9th April, 2017 at 10:12 am

JJ

Hello, I hope my story would help someone out there. Two years ago, I noticed my 8 years old daughter hair started to fall. Upon checking the back of her head, I saw two spots (size of a quarter). I started to look around and tried to understand what went wrong as she always has ALOT of hair. I found an article similar like this and started to look for infection in my daughter's mouth. I remembered I just took her to the dentist to have her tooth pulled about a month ago. I began to look around in her mouth and felt something hard on the surface near where her old tooth was pulled. I immediately called her dentist the next morning. The dentist agreed with me that there was a fragment of her tooth left from previous extraction. He had it removed in the same day. Magically, hair at the bald areas started to grow back within a few days. I took photos of the progress and now her hair is back to normal. I am very thankful for articles like this that helped cured my daughter's baldness.

20th April, 2017 at 11:32 pm

Sk

This is very helpful. Thanks JJ. My husband's eyebrows have almost disappeared and his beard is thinning too. He has a small piece of tooth in his mouth which he was due to have to have removed but didn't go ahead with it. I will tell him about this. I know he won't believe it though.

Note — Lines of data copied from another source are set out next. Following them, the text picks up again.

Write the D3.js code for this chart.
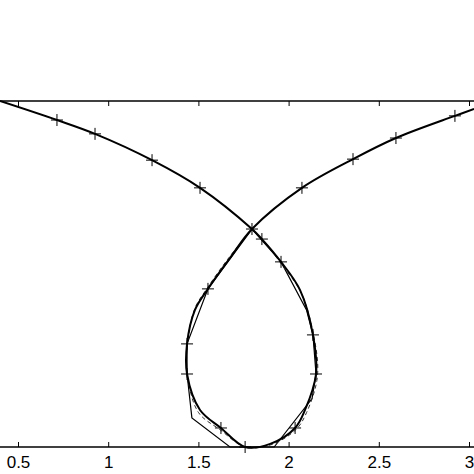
<!DOCTYPE html><html><head><meta charset="utf-8"><script src="https://cdn.jsdelivr.net/npm/d3@7"></script>
<style>body{margin:0;background:#fff}svg{display:block}</style></head><body><svg width="474" height="474"></svg>
<script>
const xTicks=[0.5,1,1.5,2,2.5,3];
const tickLabels=["0.5","1","1.5","2","2.5","3"];
const mainX=[0.40,0.716,0.927,1.243,1.509,1.797,1.852,1.958,2.063,2.135,2.152,2.091,2.036,1.898,1.759,1.625,1.509,1.437,1.437,1.481,1.553,1.675,1.797,2.074,2.357,2.595,2.922,3.028];
const mainY=[1.0,0.945,0.905,0.829,0.749,0.630,0.601,0.535,0.454,0.324,0.211,0.107,0.055,0.009,0,0.055,0.107,0.211,0.298,0.396,0.457,0.546,0.630,0.749,0.832,0.893,0.957,0.977];
const dashX=[1.797,1.852,1.958,2.07,2.14,2.16,2.10,2.04,1.90,1.76,1.62,1.50,1.44,1.44,1.48,1.55,1.67,1.797];
const dashY=[0.630,0.600,0.530,0.445,0.320,0.205,0.100,0.050,0.006,0,0.050,0.100,0.205,0.300,0.400,0.460,0.548,0.630];
const coarseX=[1.797,1.958,2.10,2.135,2.152,2.13,1.92,1.675,1.464,1.437,1.437,1.553,1.797];
const coarseY=[0.630,0.535,0.395,0.324,0.211,0.14,0,0,0.084,0.211,0.298,0.457,0.630];
const markX=[0.716,0.927,1.243,1.509,1.797,1.852,1.958,2.135,2.152,2.036,1.759,1.625,1.437,1.437,1.553,2.074,2.357,2.595,2.922];
const markY=[0.945,0.905,0.829,0.749,0.630,0.601,0.535,0.324,0.211,0.055,0,0.055,0.211,0.298,0.457,0.749,0.832,0.893,0.957];
const svg=d3.select("svg");
const x=d3.scaleLinear().domain([0.5,3]).range([18,469]);
const y=d3.scaleLinear().domain([0,1]).range([447,101]);
const line=d3.line().x(d=>x(d[0])).y(d=>y(d[1])).curve(d3.curveCatmullRom);
const zip=(a,b)=>a.map((v,i)=>[v,b[i]]);
svg.append("path").attr("d",d3.line().x(d=>x(d[0])).y(d=>y(d[1]))(zip(coarseX,coarseY))).attr("fill","none").attr("stroke","#000").attr("stroke-width",1.2);
svg.append("path").attr("d",line(zip(dashX,dashY))).attr("fill","none").attr("stroke","#333").attr("stroke-width",1).attr("stroke-dasharray","4,3");
svg.append("path").attr("d",line(zip(mainX,mainY))).attr("fill","none").attr("stroke","#000").attr("stroke-width",2);
svg.selectAll(".m").data(zip(markX,markY)).enter().append("path").attr("d",d=>`M${x(d[0])-6},${y(d[1])}h12M${x(d[0])},${y(d[1])-6}v12`).attr("stroke","#000").attr("stroke-width",1);
const bx=svg.append("g").attr("transform","translate(0,447)").call(d3.axisBottom(x).tickValues(xTicks).tickFormat((d,i)=>tickLabels[i]).tickSizeInner(-5).tickSizeOuter(0).tickPadding(9));
const tx=svg.append("g").attr("transform","translate(0,101)").call(d3.axisTop(x).tickValues(xTicks).tickFormat("").tickSizeInner(-5).tickSizeOuter(0));
[bx,tx].forEach(g=>{g.select(".domain").attr("d","M0,0H474").attr("stroke","#000").attr("stroke-width",1.5);g.selectAll(".tick line").attr("stroke","#000");});
bx.selectAll("text").attr("font-family","Liberation Sans, Arial").attr("font-size",17).attr("fill","#000");
</script></body></html>
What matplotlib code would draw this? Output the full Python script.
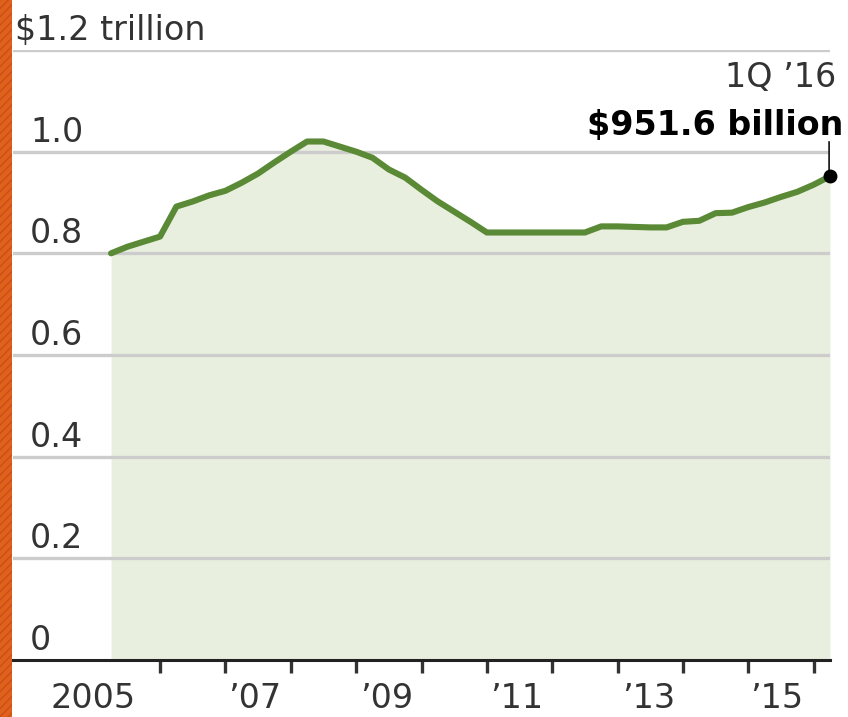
import matplotlib
matplotlib.use('Agg')
import matplotlib.pyplot as plt
import matplotlib.patches as patches
import matplotlib.transforms as mtransforms

# Quarterly values, $ trillion
quarters = [
    '2005Q1', '2005Q2', '2005Q3', '2005Q4',
    '2006Q1', '2006Q2', '2006Q3', '2006Q4',
    '2007Q1', '2007Q2', '2007Q3', '2007Q4',
    '2008Q1', '2008Q2', '2008Q3', '2008Q4',
    '2009Q1', '2009Q2', '2009Q3', '2009Q4',
    '2010Q1', '2010Q2', '2010Q3', '2010Q4',
    '2011Q1', '2011Q2', '2011Q3', '2011Q4',
    '2012Q1', '2012Q2', '2012Q3', '2012Q4',
    '2013Q1', '2013Q2', '2013Q3', '2013Q4',
    '2014Q1', '2014Q2', '2014Q3', '2014Q4',
    '2015Q1', '2015Q2', '2015Q3', '2015Q4',
    '2016Q1',
]
values = [
    0.800, 0.813, 0.823, 0.833,
    0.892, 0.902, 0.914, 0.923,
    0.939, 0.957, 0.979, 1.000,
    1.020, 1.020, 1.010, 1.000,
    0.988, 0.965, 0.949, 0.925,
    0.902, 0.882, 0.862, 0.841,
    0.841, 0.841, 0.841, 0.841,
    0.841, 0.841, 0.853, 0.853,
    0.852, 0.851, 0.851, 0.862,
    0.864, 0.879, 0.880, 0.891,
    0.900, 0.911, 0.921, 0.935,
    0.9516,
]

y_ticks = [0, 0.2, 0.4, 0.6, 0.8, 1.0]
y_tick_labels = ['0', '0.2', '0.4', '0.6', '0.8', '1.0']
year_ticks = [2006, 2007, 2008, 2009, 2010, 2011, 2012, 2013, 2014, 2015, 2016]
x_label_pos = [2004.98, 2007.45, 2009.47, 2011.45, 2013.47, 2015.43]
x_labels = ['2005', '\u201907', '\u201909', '\u201911', '\u201913', '\u201915']

# quarter -> decimal year at quarter end
x = [int(q[:4]) + int(q[-1]) / 4 for q in quarters]

LINE = '#5a8a35'
FILL = '#e9efdf'
GRID = '#cccccc'
TXT = '#333333'
FS = 24

plt.rcParams['font.family'] = ['DejaVu Sans']

fig = plt.figure(figsize=(8.48, 7.17), dpi=100)
fig.patch.set_facecolor('white')

# orange strip on the left edge
fig.patches.append(patches.Rectangle((0, 0), 12 / 848, 1, transform=fig.transFigure,
                                     facecolor='#e0601c', edgecolor='#c9501a',
                                     hatch='////', linewidth=0, zorder=0))

ax = fig.add_axes([13 / 848, 57 / 717, 817 / 848, 610 / 717])
ax.set_xlim(2003.75, 2016.25)
ax.set_ylim(0, 1.2)
ax.set_facecolor('white')

ax.fill_between(x, values, 0, color=FILL, linewidth=0, zorder=1)
for v in y_ticks[1:] + [1.2]:
    ax.axhline(v, color=GRID, linewidth=2.4, zorder=2)
ax.plot(x, values, color=LINE, linewidth=4.4, solid_joinstyle='round',
        solid_capstyle='round', zorder=3)

for s in ['top', 'right', 'left']:
    ax.spines[s].set_visible(False)
ax.spines['bottom'].set_color('#222222')
ax.spines['bottom'].set_linewidth(2.2)
ax.spines['bottom'].set_zorder(4)

ax.set_yticks([])
ax.set_xticks(year_ticks)
ax.set_xticklabels([])
ax.tick_params(axis='x', which='major', direction='out', length=9, width=2.4, color='#333333')
ax.set_xticks(x_label_pos, x_labels, minor=True)
ax.tick_params(axis='x', which='minor', length=0, pad=16, labelsize=FS, labelcolor=TXT)

# y labels sit above their gridlines, inside the plot
trans = mtransforms.blended_transform_factory(ax.transAxes, ax.transData)
for v, lab in zip(y_ticks, y_tick_labels):
    ax.text(0.0208, v + 0.006, lab, transform=trans, ha='left', va='bottom',
            fontsize=FS, color=TXT, zorder=5)
ax.text(0.0025, 1.2 + 0.006, '$1.2 trillion', transform=trans, ha='left', va='bottom',
        fontsize=FS, color=TXT, zorder=5)

# annotation for the last point
ax.plot([x[-1], x[-1]], [values[-1], 1.018], color='#222222', linewidth=2.6, zorder=4)
ax.plot(x[-1], values[-1], 'o', color='black', markersize=9, zorder=5, clip_on=False)
ax.text(2016.45, 1.019, '$951.6 billion', ha='right', va='bottom', fontsize=FS,
        fontweight='bold', color='black', zorder=5, clip_on=False)
ax.text(2016.35, 1.113, '1Q \u201916', ha='right', va='bottom', fontsize=FS,
        color=TXT, zorder=5, clip_on=False)

fig.savefig('out.png', dpi=100)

14th May, 2017 at 12:15 am

Irena

Hello! I lost all my hair (2015). I removed an infected theeth in 2016. It started to grow white fuzz at the same week. I have more white fuzz and just 3 little brown patches one year later. Do you think that could be alopecia of dental orgin?

15th May, 2017 at 9:24 am

Sarah Belgravia

Hi Irena, it is certainly possible that the underlying issue with your teeth caused hair loss, however we cannot confirm for certain without examining you and taking more medical details.